Aim of the task: Output the material below unchanged, apart from leaving out the pictures.

____________

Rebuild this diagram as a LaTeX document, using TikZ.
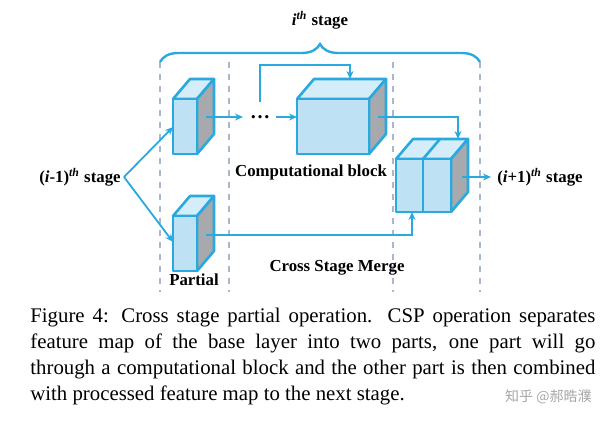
\documentclass[tikz,border=0pt]{standalone}
\usepackage{fontspec}
\setmainfont{Liberation Serif}
\newfontfamily\cjk{Noto Sans CJK SC}
\usetikzlibrary{arrows.meta,decorations.pathreplacing}
\definecolor{ln}{HTML}{29A9DF}
\definecolor{fr}{HTML}{BFE1F4}
\definecolor{tp}{HTML}{D5EDF9}
\definecolor{sd}{HTML}{A7A9AC}
\definecolor{ds}{HTML}{AAB6CC}
\newcommand\mycube[4]{% x y(top) w h
  \filldraw[cub,fill=tp] (#1,#2) -- ++(17,-20) -- ++(#3,0) -- ++(-17,20) -- cycle;
  \filldraw[cub,fill=sd] (#1+#3,#2) -- ++(17,-20) -- ++(0,#4) -- ++(-17,20) -- cycle;
  \filldraw[cub,fill=fr] (#1,#2) rectangle ++(#3,#4);}
\begin{document}
\begin{tikzpicture}[x=0.5pt,y=-0.5pt,
  cub/.style={draw=ln,line width=1.3pt,line join=round},
  con/.style={draw=ln,line width=0.9pt,-{Stealth[length=4pt,width=3.5pt]}},
  lab/.style={font=\fontsize{8.4}{9}\selectfont\bfseries,inner sep=0pt},
  dsh/.style={draw=ds,dashed,line width=0.8pt}]
\useasboundingbox (0,0) rectangle (600,424);
% dashed
\foreach \x in {160,229,393,480} \draw[dsh] (\x,62) -- (\x,292);
% brace
\draw[ln,line width=1.2pt,decorate,decoration={brace,amplitude=9pt}] (160,62) -- (480,62);
\node[lab] (ist) at (320,20) {\textit{i\textsuperscript{th}} stage};
% cubes
\mycube{173}{99}{24}{55}
\mycube{173}{216}{24}{55}
\mycube{297}{99}{72}{55}
\filldraw[cub,fill=tp] (396,159) -- ++(17,-20) -- ++(55,0) -- ++(-17,20) -- cycle;
\draw[cub] (423,159) -- ++(17,-20);
\filldraw[cub,fill=sd] (451,159) -- ++(17,-20) -- ++(0,53) -- ++(-17,20) -- cycle;
\filldraw[cub,fill=fr] (396,159) rectangle (451,212);
\draw[cub] (423,159) -- (423,212);
% coordinates
\coordinate (c1) at (206,117);
\coordinate (c2) at (206,235);
\coordinate (d1) at (243,117);
\coordinate (d2) at (276,117);
\coordinate (b1) at (297,117);
\coordinate (u1) at (260,102);
\coordinate (b2) at (378,117);
\coordinate (m1) at (412,212);
\coordinate (m2) at (458,139);
\coordinate (mo) at (462,177);
\coordinate (out) at (491,177);
\coordinate (in) at (124,177);
\coordinate (t1) at (173,127);
\coordinate (t2) at (173,242);
\node[lab] (im1) at (80,177) {(\textit{i}-1)\textsuperscript{\textit{th}} stage};
\node[lab] (ip1) at (540,177) {(\textit{i}+1)\textsuperscript{\textit{th}} stage};
\node[lab] (cb) at (311,172) {Computational block};
\node[lab] (pa) at (194,280) {Partial};
\node[lab] (csm) at (337,268) {Cross Stage Merge};
\node[inner sep=0pt,font=\bfseries] (dots) at (260,117) {\dots};
% connectors
\draw[con] (in) -- (t1);
\draw[con] (in) -- (t2);
\draw[con] (c1) -- (d1);
\draw[con] (d2) -- (b1);
\draw[con] (u1) |- (350,65) -- (350,79);
\draw[con] (b2) -| (m2);
\draw[con] (c2) -| (m1);
\draw[con] (mo) -- (out);
% caption
\node[anchor=north west,inner sep=0pt,text width=282.5pt,align=justify,
  font=\fontsize{10.4}{13}\selectfont] (cap) at (30,308)
  {\hyphenpenalty=10000 Figure 4: Cross stage partial operation. CSP operation separates\linebreak feature map of the base layer into two parts, one part will go\linebreak through a computational block and the other part is then combined\linebreak with processed feature map to the next stage.};
\node[anchor=east,inner sep=0pt,text=gray!70,font=\cjk\fontsize{7}{8}\selectfont] (wm) at (592,397) {知乎 @郝晧濮};
\end{tikzpicture}
\end{document}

____________

Task solution:
Rebuild this diagram as a LaTeX document, using TikZ.
\documentclass[tikz,border=0pt]{standalone}
\usepackage{fontspec}
\setmainfont{Liberation Serif}
\newfontfamily\cjk{Noto Sans CJK SC}
\usetikzlibrary{arrows.meta,decorations.pathreplacing}
\definecolor{ln}{HTML}{29A9DF}
\definecolor{fr}{HTML}{BFE1F4}
\definecolor{tp}{HTML}{D5EDF9}
\definecolor{sd}{HTML}{A7A9AC}
\definecolor{ds}{HTML}{AAB6CC}
\newcommand\mycube[4]{% x y(top) w h
  \filldraw[cub,fill=tp] (#1,#2) -- ++(17,-20) -- ++(#3,0) -- ++(-17,20) -- cycle;
  \filldraw[cub,fill=sd] (#1+#3,#2) -- ++(17,-20) -- ++(0,#4) -- ++(-17,20) -- cycle;
  \filldraw[cub,fill=fr] (#1,#2) rectangle ++(#3,#4);}
\begin{document}
\begin{tikzpicture}[x=0.5pt,y=-0.5pt,
  cub/.style={draw=ln,line width=1.3pt,line join=round},
  con/.style={draw=ln,line width=0.9pt,-{Stealth[length=4pt,width=3.5pt]}},
  lab/.style={font=\fontsize{8.4}{9}\selectfont\bfseries,inner sep=0pt},
  dsh/.style={draw=ds,dashed,line width=0.8pt}]
\useasboundingbox (0,0) rectangle (600,424);
% dashed
\foreach \x in {160,229,393,480} \draw[dsh] (\x,62) -- (\x,292);
% brace
\draw[ln,line width=1.2pt,decorate,decoration={brace,amplitude=9pt}] (160,62) -- (480,62);
\node[lab] (ist) at (320,20) {\textit{i\textsuperscript{th}} stage};
% cubes
\mycube{173}{99}{24}{55}
\mycube{173}{216}{24}{55}
\mycube{297}{99}{72}{55}
\filldraw[cub,fill=tp] (396,159) -- ++(17,-20) -- ++(55,0) -- ++(-17,20) -- cycle;
\draw[cub] (423,159) -- ++(17,-20);
\filldraw[cub,fill=sd] (451,159) -- ++(17,-20) -- ++(0,53) -- ++(-17,20) -- cycle;
\filldraw[cub,fill=fr] (396,159) rectangle (451,212);
\draw[cub] (423,159) -- (423,212);
% coordinates
\coordinate (c1) at (206,117);
\coordinate (c2) at (206,235);
\coordinate (d1) at (243,117);
\coordinate (d2) at (276,117);
\coordinate (b1) at (297,117);
\coordinate (u1) at (260,102);
\coordinate (b2) at (378,117);
\coordinate (m1) at (412,212);
\coordinate (m2) at (458,139);
\coordinate (mo) at (462,177);
\coordinate (out) at (491,177);
\coordinate (in) at (124,177);
\coordinate (t1) at (173,127);
\coordinate (t2) at (173,242);
\node[lab] (im1) at (80,177) {(\textit{i}-1)\textsuperscript{\textit{th}} stage};
\node[lab] (ip1) at (540,177) {(\textit{i}+1)\textsuperscript{\textit{th}} stage};
\node[lab] (cb) at (311,172) {Computational block};
\node[lab] (pa) at (194,280) {Partial};
\node[lab] (csm) at (337,268) {Cross Stage Merge};
\node[inner sep=0pt,font=\bfseries] (dots) at (260,117) {\dots};
% connectors
\draw[con] (in) -- (t1);
\draw[con] (in) -- (t2);
\draw[con] (c1) -- (d1);
\draw[con] (d2) -- (b1);
\draw[con] (u1) |- (350,65) -- (350,79);
\draw[con] (b2) -| (m2);
\draw[con] (c2) -| (m1);
\draw[con] (mo) -- (out);
% caption
\node[anchor=north west,inner sep=0pt,text width=282.5pt,align=justify,
  font=\fontsize{10.4}{13}\selectfont] (cap) at (30,308)
  {\hyphenpenalty=10000 Figure 4: Cross stage partial operation. CSP operation separates\linebreak feature map of the base layer into two parts, one part will go\linebreak through a computational block and the other part is then combined\linebreak with processed feature map to the next stage.};
\node[anchor=east,inner sep=0pt,text=gray!70,font=\cjk\fontsize{7}{8}\selectfont] (wm) at (592,397) {知乎 @郝晧濮};
\end{tikzpicture}
\end{document}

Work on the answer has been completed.